According to The Heritage Foundation’s Amy Payne, outsourcing opponents fail to understand “the reality of jobs in America, and the ways to bring even more jobs to the home front.”
There are a lot of myths about outsourced jobs, particularly in the manufacturing sector. The truth is that the U.S. actually leads the world in manufacturing, producing 21 percent of global manufactured products. And several big manufacturers are building new plants in the U.S., including BMW and Airbus, creating more manufacturing jobs.
In fact, Payne reports, outsourcing benefits the U.S. as international firms locate operations here: “the total value of foreign investment in the United States exceeds the value of U.S. investments in other countries by more than $4 trillion. Foreign-owned multinational corporations employ 5.5 million people in the United States.”
On C-SPAN recently, Heritage’s Bryan Riley pointed out the facts on investment:
If the goal is to reduce unemployment, policymakers should focus on problems like red tape that discourage job creation. The U.S. regulatory burden continue to increase, making businesses more expensive and more difficult to operate.
Bryan Riley explains that the deficit is also dragging the economy down:
Excessive federal spending and the resulting budget deficit continue to be a problem.

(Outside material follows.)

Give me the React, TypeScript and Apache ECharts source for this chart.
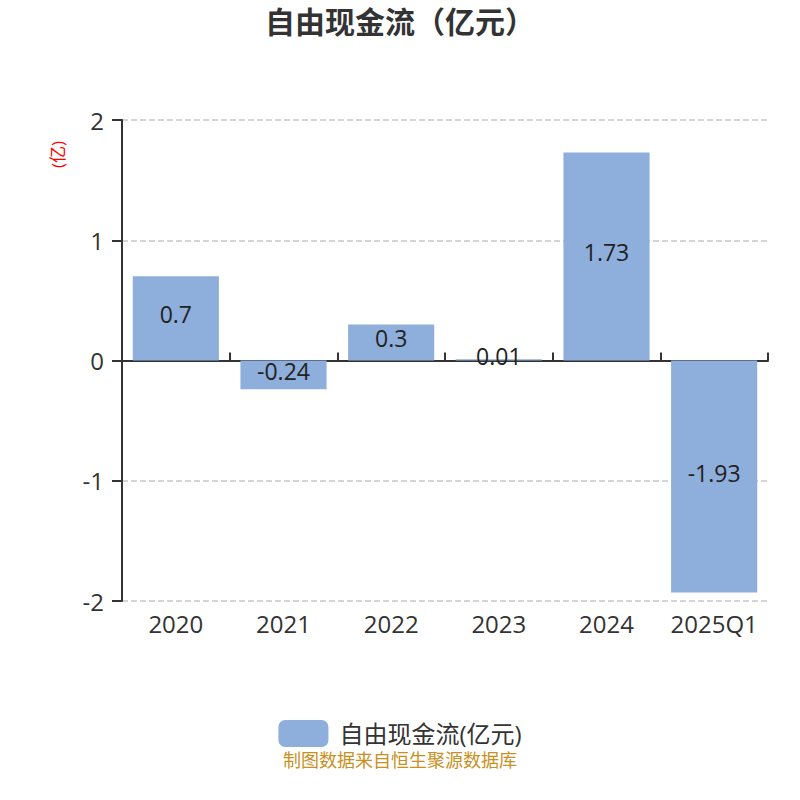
import React, { useEffect, useRef } from "react";
import * as echarts from "echarts";

const categories = ["2020", "2021", "2022", "2023", "2024", "2025Q1"];
const values = [0.7, -0.24, 0.3, 0.01, 1.73, -1.93];
const seriesName = "自由现金流(亿元)";
const titleText = "自由现金流（亿元）";
const unitText = "(亿)";
const footerText = "制图数据来自恒生聚源数据库";

export default function App() {
  const ref = useRef<HTMLDivElement>(null);
  useEffect(() => {
    if (!ref.current) return;
    const chart = echarts.init(ref.current, null, { renderer: "svg" });
    const font = "'Open Sans', 'Noto Sans CJK SC', sans-serif";
    chart.setOption({
      animation: false,
      textStyle: { fontFamily: font },
      title: {
        text: titleText,
        left: "center",
        top: 1,
        textStyle: { fontSize: 30, fontWeight: "bold", color: "#333", fontFamily: font },
      },
      grid: { left: 122, right: 32, top: 120, bottom: 199 },
      legend: {
        top: 715,
        left: "center",
        itemWidth: 50,
        itemHeight: 27,
        itemGap: 10,
        textStyle: { fontSize: 24, color: "#333", fontFamily: font, padding: [0, 0, 0, 6] },
        data: [seriesName],
      },
      xAxis: [
        {
          type: "category",
          data: categories,
          position: "bottom",
          axisLine: { show: false, onZero: false },
          axisTick: { show: false },
          axisLabel: { fontSize: 24, color: "#333", margin: 10, interval: 0 },
        },
        {
          type: "category",
          data: categories,
          axisLine: { show: true, onZero: true, lineStyle: { color: "#333", width: 2 } },
          axisTick: { show: true, length: 8, lineStyle: { color: "#333", width: 2 } },
          axisLabel: { show: false },
        },
      ],
      yAxis: {
        type: "value",
        min: -2,
        max: 2,
        interval: 1,
        axisLine: { show: true, lineStyle: { color: "#333", width: 2 } },
        axisTick: { show: true, length: 10, lineStyle: { color: "#333", width: 2 } },
        axisLabel: { fontSize: 24, color: "#333", margin: 18 },
        splitLine: { show: true, lineStyle: { type: "dashed", color: "#c8c8c8", width: 1.5 } },
      },
      graphic: [
        {
          type: "text",
          x: 49,
          y: 168,
          rotation: Math.PI / 2,
          style: { text: unitText, fill: "#ff0000", fontSize: 17, fontFamily: font },
        },
        {
          type: "text",
          left: "center",
          top: 751,
          style: { text: footerText, fill: "#c8901e", fontSize: 18, fontFamily: font },
        },
      ],
      series: [
        {
          name: seriesName,
          type: "bar",
          xAxisIndex: 0,
          data: values,
          barWidth: "80%",
          itemStyle: { color: "#8eaedb" },
          label: {
            show: true,
            position: "inside",
            offset: [0, -4],
            fontSize: 23,
            color: "#222",
            fontFamily: font,
          },
        },
      ],
    });
    return () => chart.dispose();
  }, []);
  return (
    <div
      ref={ref}
      style={{ position: "absolute", left: 0, top: 0, width: 800, height: 800 }}
    />
  );
}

Foreign investors spent more than $400 billion on U.S. Treasury securities in 2011. This is another way to say that the government borrowed more than $400 billion from foreign investors. Those dollars could have been invested otherwise in the private sector of the U.S. economy or spent on U.S. exports.

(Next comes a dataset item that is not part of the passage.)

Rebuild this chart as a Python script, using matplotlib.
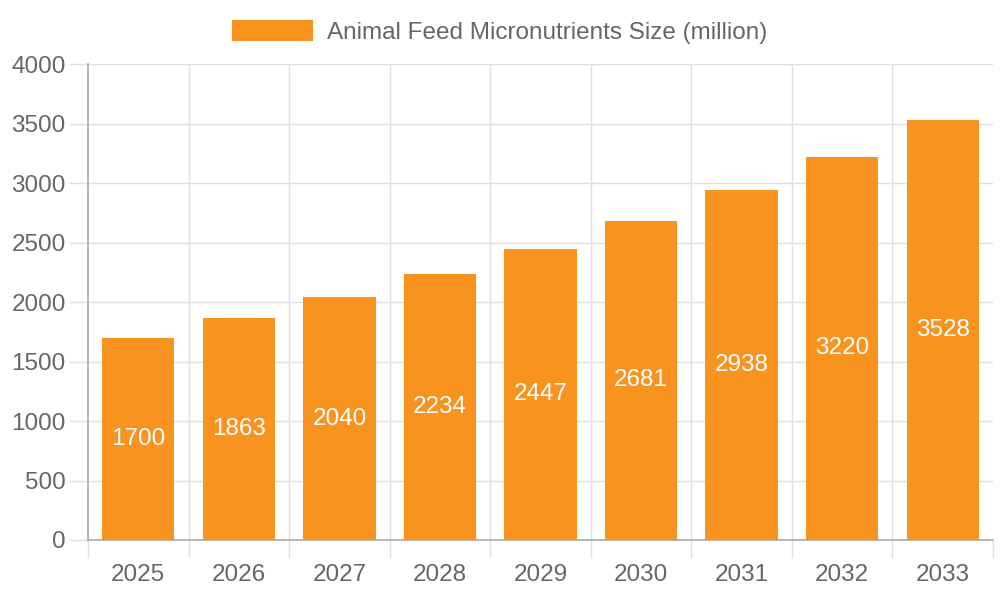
import matplotlib
matplotlib.use("Agg")
import matplotlib.pyplot as plt
from matplotlib.patches import Patch

plt.rcParams['font.family'] = ['Liberation Sans', 'DejaVu Sans']

years = ['2025', '2026', '2027', '2028', '2029', '2030', '2031', '2032', '2033']
values = [1700, 1863, 2040, 2234, 2447, 2681, 2938, 3220, 3528]
series_name = 'Animal Feed Micronutrients Size (million)'

bar_color = '#F7931E'
text_grey = '#666666'
grid_grey = '#E0E0E0'
axis_grey = '#A8A8A8'
fs = 17.5  # pt

fig = plt.figure(figsize=(10, 6), dpi=100)
ax = fig.add_axes([0.088, 0.1, 0.905, 0.7933])

x = list(range(len(years)))
ax.bar(x, values, width=0.72, color=bar_color, zorder=3)

for xi, v in zip(x, values):
    ax.text(xi, v / 2, str(v), ha='center', va='center', color='white',
            fontsize=fs, zorder=4)

ax.set_xlim(-0.5, len(years) - 0.5)
ax.set_ylim(0, 4000)
ax.set_yticks(range(0, 4001, 500))

# gridlines at category boundaries
for b in range(1, len(years)):
    ax.axvline(b - 0.5, color=grid_grey, lw=1, zorder=1)
for yv in range(500, 4001, 500):
    ax.axhline(yv, color=grid_grey, lw=1, zorder=1)

ax.set_xticks([b - 0.5 for b in range(len(years) + 1)], minor=False)
ax.set_xticklabels([''] * (len(years) + 1))
ax.set_xticks(x, minor=True)
ax.set_xticklabels(years, minor=True)
ax.tick_params(axis='x', which='major', length=13, color=grid_grey, width=1)
ax.tick_params(axis='x', which='minor', length=0, pad=17, labelsize=fs,
               labelcolor=text_grey)
ax.tick_params(axis='y', length=14, color=grid_grey, width=1, pad=2,
               labelsize=fs, labelcolor=text_grey)

for side in ['top', 'right']:
    ax.spines[side].set_visible(False)
for side in ['left', 'bottom']:
    ax.spines[side].set_color(axis_grey)
    ax.spines[side].set_linewidth(1.2)
    ax.spines[side].set_zorder(5)

handle = Patch(facecolor=bar_color, edgecolor='none')
fig.legend([handle], [series_name], loc='center', bbox_to_anchor=(0.5, 0.947),
           frameon=False, fontsize=fs, labelcolor=text_grey,
           handlelength=3.3, handleheight=1.0, handletextpad=0.6)

fig.savefig('out.png', dpi=100)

Do you think that outsourcing is bad for U.S. economic recovery?
Ellen - July 27, 2012
The best way to bring unemployment down in the U.S. is to keep the jobs here. But because of the large amount of government red tape businesses must go through, they have chosen to out source jobs overseas. Until the red tape is gone, businesses will continue this trend and unemployment will stay high. For businesses to remain competitive they have to keep costs down. Right now the best way to do that is to ship the jobs overseas. The government oppression of red tape that businesses suffer from, is hurting all of us.